Lithuania accessibility law: PSIR Act + EAA explained

Lithuania transposed the Web Accessibility Directive in 2018 and the EAA in 2024, with monitoring carried out under the public-sector information resource management framework.

Primary law
Viešojo sektoriaus informacinių išteklių valdymo įstatymas
In force from
28 June 2025
Standard
WCAG 2.1 Level AA via EN 301 549
Enforcement
Ministry of the Economy and Innovation

Who has to comply

Public-sector since 2018; consumer services from 28 June 2025.

If your service reaches consumers in Lithuania, EAA enforcement applies the same way it does to a domestic provider. The "country of consumption" rule means a Shopify store run from outside the EU but selling into Lithuania is covered. There is no carve-out for non-EU sellers.

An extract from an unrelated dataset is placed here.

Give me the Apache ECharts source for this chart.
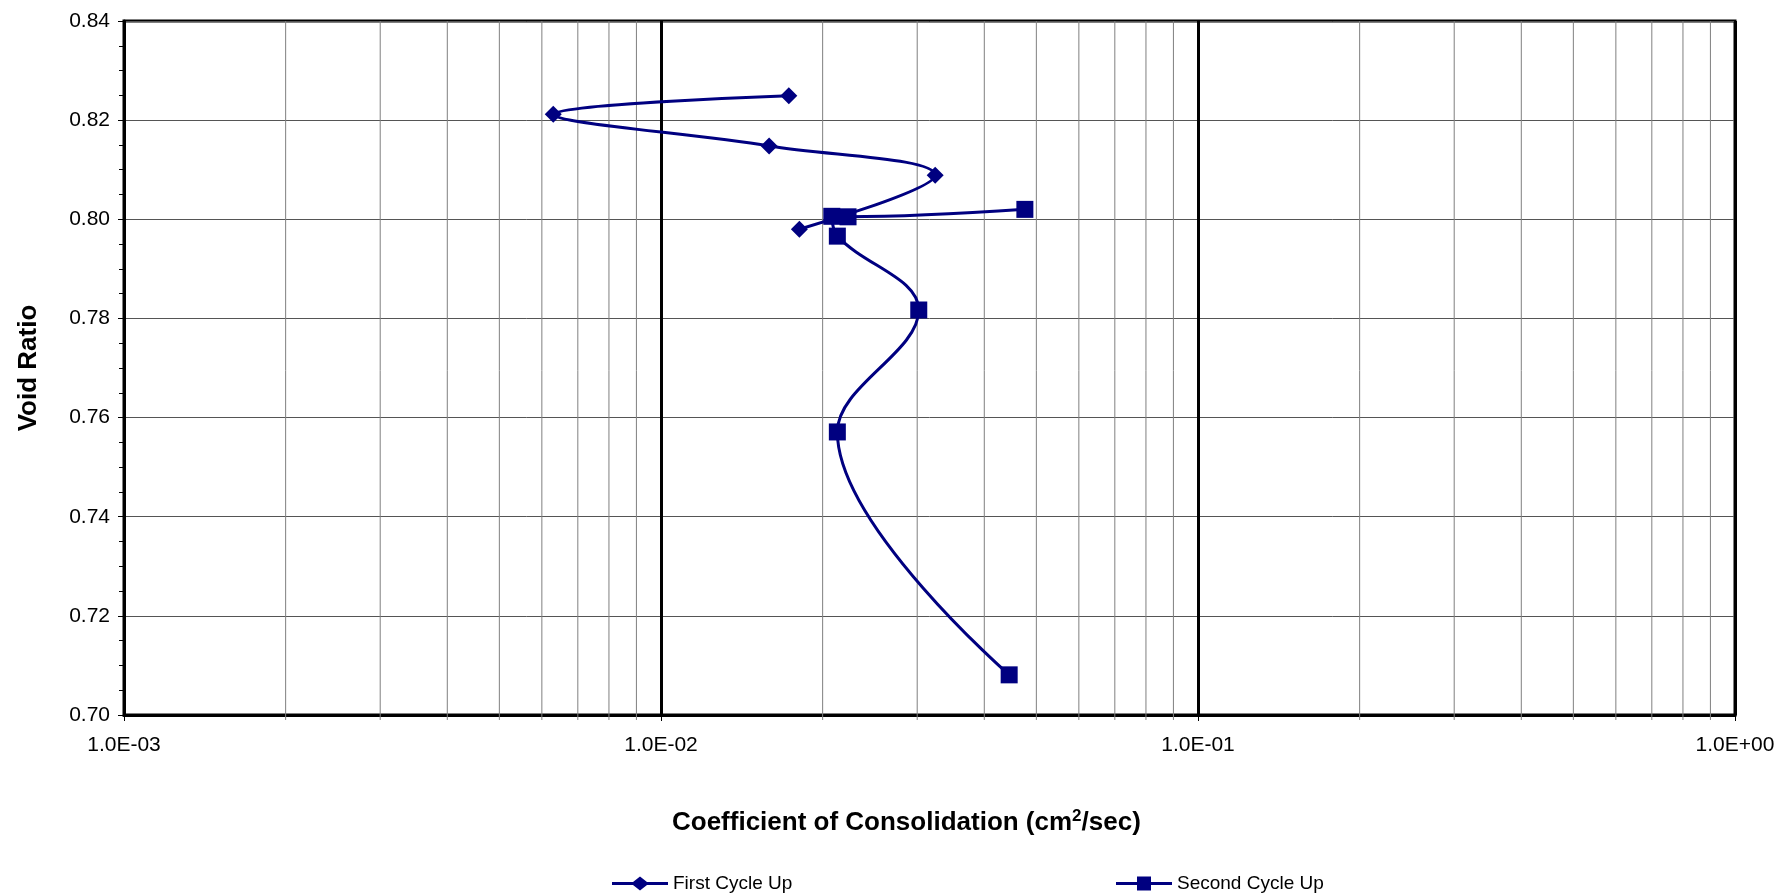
<!DOCTYPE html>
<html>
<head>
<meta charset="utf-8">
<script src="https://cdn.jsdelivr.net/npm/echarts@6/dist/echarts.min.js"></script>
<style>html,body{margin:0;padding:0;background:#fff;}#c{width:1780px;height:894px;}</style>
</head>
<body>
<div id="c"></div>
<script>
// Data
const firstCycleX = [0.0173, 0.0063, 0.0159, 0.0324, 0.0181];
const firstCycleY = [0.8249, 0.8212, 0.8148, 0.8089, 0.7980];
const secondCycleX = [0.0476, 0.0223, 0.0208, 0.0213, 0.0302, 0.0213, 0.0445];
const secondCycleY = [0.8020, 0.8005, 0.8006, 0.7966, 0.7817, 0.7571, 0.7081];
const xTickLabels = ['1.0E-03', '1.0E-02', '1.0E-01', '1.0E+00'];
const xMinorGrid = [0.002,0.003,0.004,0.005,0.006,0.007,0.008,0.009,
                    0.02,0.03,0.04,0.05,0.06,0.07,0.08,0.09,
                    0.2,0.3,0.4,0.5,0.6,0.7,0.8,0.9];
const yRange = [0.70, 0.84];
const seriesNames = ['First Cycle Up', 'Second Cycle Up'];

const navy = '#000080';
const font = 'Liberation Sans, Arial, sans-serif';
const diamondIcon = 'path://M0,5.5 L21,5.5 L28,0 L35,5.5 L56,5.5 L56,8.5 L35,8.5 L28,14 L21,8.5 L0,8.5 Z';
const squareIcon = 'path://M0,5.5 L21,5.5 L21,0 L35,0 L35,5.5 L56,5.5 L56,8.5 L35,8.5 L35,14 L21,14 L21,8.5 L0,8.5 Z';

// gridline helper series (minor log gridlines, extending slightly below axis as tick marks)
const gridSeries = xMinorGrid.map(v => ({
  type: 'line', silent: true, z: 1, clip: false, symbol: 'none',
  data: [[v, yRange[0] - 0.001], [v, yRange[1]]],
  lineStyle: { color: '#808080', width: 1 },
  emphasis: { disabled: true }, tooltip: { show: false }
}));

const chart = echarts.init(document.getElementById('c'));
chart.setOption({
  animation: false,
  backgroundColor: '#fff',
  textStyle: { fontFamily: font },
  title: {
    text: '{a|Coefficient of Consolidation (cm}{s|2}{a|/sec)}',
    left: 667, top: 803,
    textStyle: {
      rich: {
        a: { fontFamily: font, fontSize: 26, fontWeight: 'bold', color: '#000' },
        s: { fontFamily: font, fontSize: 17, fontWeight: 'bold', color: '#000', verticalAlign: 'top', padding: [0,0,12,0] }
      }
    }
  },
  grid: { left: 124, top: 21, right: 45, bottom: 179, show: true, borderColor: '#000', borderWidth: 3, containLabel: false },
  legend: [
    { data: [{ name: seriesNames[0], icon: diamondIcon }], left: 607, top: 869, itemWidth: 56, itemHeight: 14, itemGap: 0,
      textStyle: { fontSize: 19, color: '#000', fontFamily: font } },
    { data: [{ name: seriesNames[1], icon: squareIcon }], left: 1111, top: 869, itemWidth: 56, itemHeight: 14, itemGap: 0,
      textStyle: { fontSize: 19, color: '#000', fontFamily: font } }
  ],
  xAxis: {
    type: 'log', logBase: 10, min: 0.001, max: 1,
    axisLine: { show: true, lineStyle: { color: '#000', width: 3 } },
    axisTick: { show: true, length: 6, lineStyle: { color: '#000', width: 1 } },
    axisLabel: { margin: 20, fontSize: 21, color: '#000', fontFamily: font,
      formatter: function (v) { const e = Math.round(Math.log10(v)); return xTickLabels[e + 3]; } },
    splitLine: { show: true, lineStyle: { color: '#000', width: 3 } }
  },
  yAxis: {
    type: 'value', min: yRange[0], max: yRange[1], interval: 0.02,
    name: 'Void Ratio', nameLocation: 'middle', nameGap: 82,
    nameTextStyle: { fontSize: 26, fontWeight: 'bold', color: '#000', fontFamily: font },
    axisLine: { show: true, lineStyle: { color: '#000', width: 3 } },
    axisTick: { show: true, length: 6, lineStyle: { color: '#000', width: 1 } },
    minorTick: { show: true, splitNumber: 4, length: 5, lineStyle: { color: '#000', width: 1 } },
    axisLabel: { margin: 14, fontSize: 21, color: '#000', fontFamily: font, formatter: v => v.toFixed(2) },
    splitLine: { show: true, lineStyle: { color: '#555', width: 1 } }
  },
  series: gridSeries.concat([
    {
      name: seriesNames[0], type: 'line', smooth: 0.38, z: 3,
      data: firstCycleX.map((x, i) => [x, firstCycleY[i]]),
      symbol: 'diamond', symbolSize: 17,
      itemStyle: { color: navy },
      lineStyle: { color: navy, width: 3 }
    },
    {
      name: seriesNames[1], type: 'line', smooth: 0.38, z: 4,
      data: secondCycleX.map((x, i) => [x, secondCycleY[i]]),
      symbol: 'rect', symbolSize: 17,
      itemStyle: { color: navy },
      lineStyle: { color: navy, width: 3 }
    }
  ])
});
</script>
</body>
</html>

What the law actually requires

The technical baseline is WCAG 2.1 Level AA via EN 301 549. EN 301 549 references WCAG 2.1 Level AA in full and adds a few requirements specific to mobile apps and documents. Beyond the technical bar, Lithuania requires the following operational items, which auditors check first because they are simple to verify:

  • EN 301 549 / WCAG 2.1 AA

  • Lithuanian-language statement

Penalties and how enforcement actually works

Administrative penalties per EAA-implementing act.

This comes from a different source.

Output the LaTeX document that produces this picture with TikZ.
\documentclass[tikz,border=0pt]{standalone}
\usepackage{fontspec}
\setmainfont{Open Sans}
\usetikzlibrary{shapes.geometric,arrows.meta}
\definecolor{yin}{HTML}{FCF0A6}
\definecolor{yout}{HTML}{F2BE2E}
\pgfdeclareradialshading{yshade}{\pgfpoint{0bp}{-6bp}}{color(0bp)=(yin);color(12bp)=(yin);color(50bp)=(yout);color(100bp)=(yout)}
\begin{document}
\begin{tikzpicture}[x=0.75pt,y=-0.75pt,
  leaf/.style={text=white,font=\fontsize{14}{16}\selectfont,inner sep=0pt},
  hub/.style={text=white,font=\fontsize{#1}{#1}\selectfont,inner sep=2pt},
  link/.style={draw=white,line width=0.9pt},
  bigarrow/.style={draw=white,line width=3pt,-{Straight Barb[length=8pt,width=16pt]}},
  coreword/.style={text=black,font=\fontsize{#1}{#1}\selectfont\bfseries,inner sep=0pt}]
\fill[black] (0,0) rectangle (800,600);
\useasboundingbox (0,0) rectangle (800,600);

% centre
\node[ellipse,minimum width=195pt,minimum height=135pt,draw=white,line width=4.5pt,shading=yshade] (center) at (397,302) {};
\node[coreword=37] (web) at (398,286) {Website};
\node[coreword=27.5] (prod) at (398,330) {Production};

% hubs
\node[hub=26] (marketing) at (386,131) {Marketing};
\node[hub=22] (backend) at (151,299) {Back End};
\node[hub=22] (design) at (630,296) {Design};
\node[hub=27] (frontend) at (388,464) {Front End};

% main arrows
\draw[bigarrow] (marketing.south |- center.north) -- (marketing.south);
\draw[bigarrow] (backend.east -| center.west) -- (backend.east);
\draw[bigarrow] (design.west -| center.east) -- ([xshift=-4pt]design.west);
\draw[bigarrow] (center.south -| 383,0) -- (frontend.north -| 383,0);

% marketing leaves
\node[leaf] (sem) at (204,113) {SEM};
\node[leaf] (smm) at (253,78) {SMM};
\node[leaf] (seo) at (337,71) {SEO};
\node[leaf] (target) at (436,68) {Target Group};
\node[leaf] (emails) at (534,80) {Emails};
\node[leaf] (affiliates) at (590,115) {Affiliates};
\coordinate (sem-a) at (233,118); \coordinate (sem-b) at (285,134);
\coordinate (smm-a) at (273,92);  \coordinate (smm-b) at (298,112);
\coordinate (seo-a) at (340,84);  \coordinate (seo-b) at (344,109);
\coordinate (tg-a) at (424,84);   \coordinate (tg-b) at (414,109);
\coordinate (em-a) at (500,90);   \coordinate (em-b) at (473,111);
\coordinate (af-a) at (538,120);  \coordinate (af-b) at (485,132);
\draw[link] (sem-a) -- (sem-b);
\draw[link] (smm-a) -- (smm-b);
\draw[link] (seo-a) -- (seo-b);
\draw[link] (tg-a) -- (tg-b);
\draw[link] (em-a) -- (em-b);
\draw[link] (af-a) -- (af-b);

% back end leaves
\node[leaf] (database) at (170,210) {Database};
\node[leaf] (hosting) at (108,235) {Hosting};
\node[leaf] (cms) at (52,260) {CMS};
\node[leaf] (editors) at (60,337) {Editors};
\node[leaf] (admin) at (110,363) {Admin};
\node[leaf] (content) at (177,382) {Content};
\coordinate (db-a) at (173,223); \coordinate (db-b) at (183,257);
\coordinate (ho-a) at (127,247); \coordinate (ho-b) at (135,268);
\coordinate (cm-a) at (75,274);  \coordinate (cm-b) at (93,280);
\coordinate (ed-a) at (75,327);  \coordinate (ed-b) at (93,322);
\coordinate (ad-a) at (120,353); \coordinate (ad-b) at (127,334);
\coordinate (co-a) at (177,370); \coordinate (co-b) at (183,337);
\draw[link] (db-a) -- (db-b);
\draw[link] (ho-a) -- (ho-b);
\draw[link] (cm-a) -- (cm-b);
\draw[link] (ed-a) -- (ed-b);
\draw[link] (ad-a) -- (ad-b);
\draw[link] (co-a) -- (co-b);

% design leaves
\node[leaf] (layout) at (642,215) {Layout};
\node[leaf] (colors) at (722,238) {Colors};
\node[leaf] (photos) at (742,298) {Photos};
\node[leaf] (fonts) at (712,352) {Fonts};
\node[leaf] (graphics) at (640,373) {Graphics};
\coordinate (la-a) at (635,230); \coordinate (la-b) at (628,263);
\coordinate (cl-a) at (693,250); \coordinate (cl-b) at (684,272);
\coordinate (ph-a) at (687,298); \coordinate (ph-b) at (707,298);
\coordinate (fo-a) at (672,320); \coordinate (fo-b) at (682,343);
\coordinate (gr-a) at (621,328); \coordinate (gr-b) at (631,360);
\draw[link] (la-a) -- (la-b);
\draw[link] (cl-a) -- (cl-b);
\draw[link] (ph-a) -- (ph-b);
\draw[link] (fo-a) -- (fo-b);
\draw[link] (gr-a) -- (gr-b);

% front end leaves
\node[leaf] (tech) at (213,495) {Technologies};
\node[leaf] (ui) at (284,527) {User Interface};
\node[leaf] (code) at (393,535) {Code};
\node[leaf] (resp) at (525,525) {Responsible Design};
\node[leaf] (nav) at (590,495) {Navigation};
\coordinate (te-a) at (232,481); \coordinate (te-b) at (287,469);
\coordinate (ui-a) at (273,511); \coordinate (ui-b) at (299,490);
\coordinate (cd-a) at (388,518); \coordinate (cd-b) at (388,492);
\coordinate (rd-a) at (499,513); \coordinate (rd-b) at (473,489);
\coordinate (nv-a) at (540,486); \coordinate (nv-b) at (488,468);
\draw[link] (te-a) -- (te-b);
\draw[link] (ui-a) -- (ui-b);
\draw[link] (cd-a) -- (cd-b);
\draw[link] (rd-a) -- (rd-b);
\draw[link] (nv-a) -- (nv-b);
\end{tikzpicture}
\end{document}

Ministry of the Economy and Innovation runs the audits. They start with the largest covered services and move down. The first cycle of EAA audits in 2025–2026 will focus on visible non-compliance — missing accessibility statements, obvious WCAG violations on the homepage, lack of feedback channel — because those are cheap to detect. Deep technical audits come later.

Most enforcement starts with a complaint or a routine sweep. The first signal is usually a written notice giving you 30–60 days to remediate before fines kick in.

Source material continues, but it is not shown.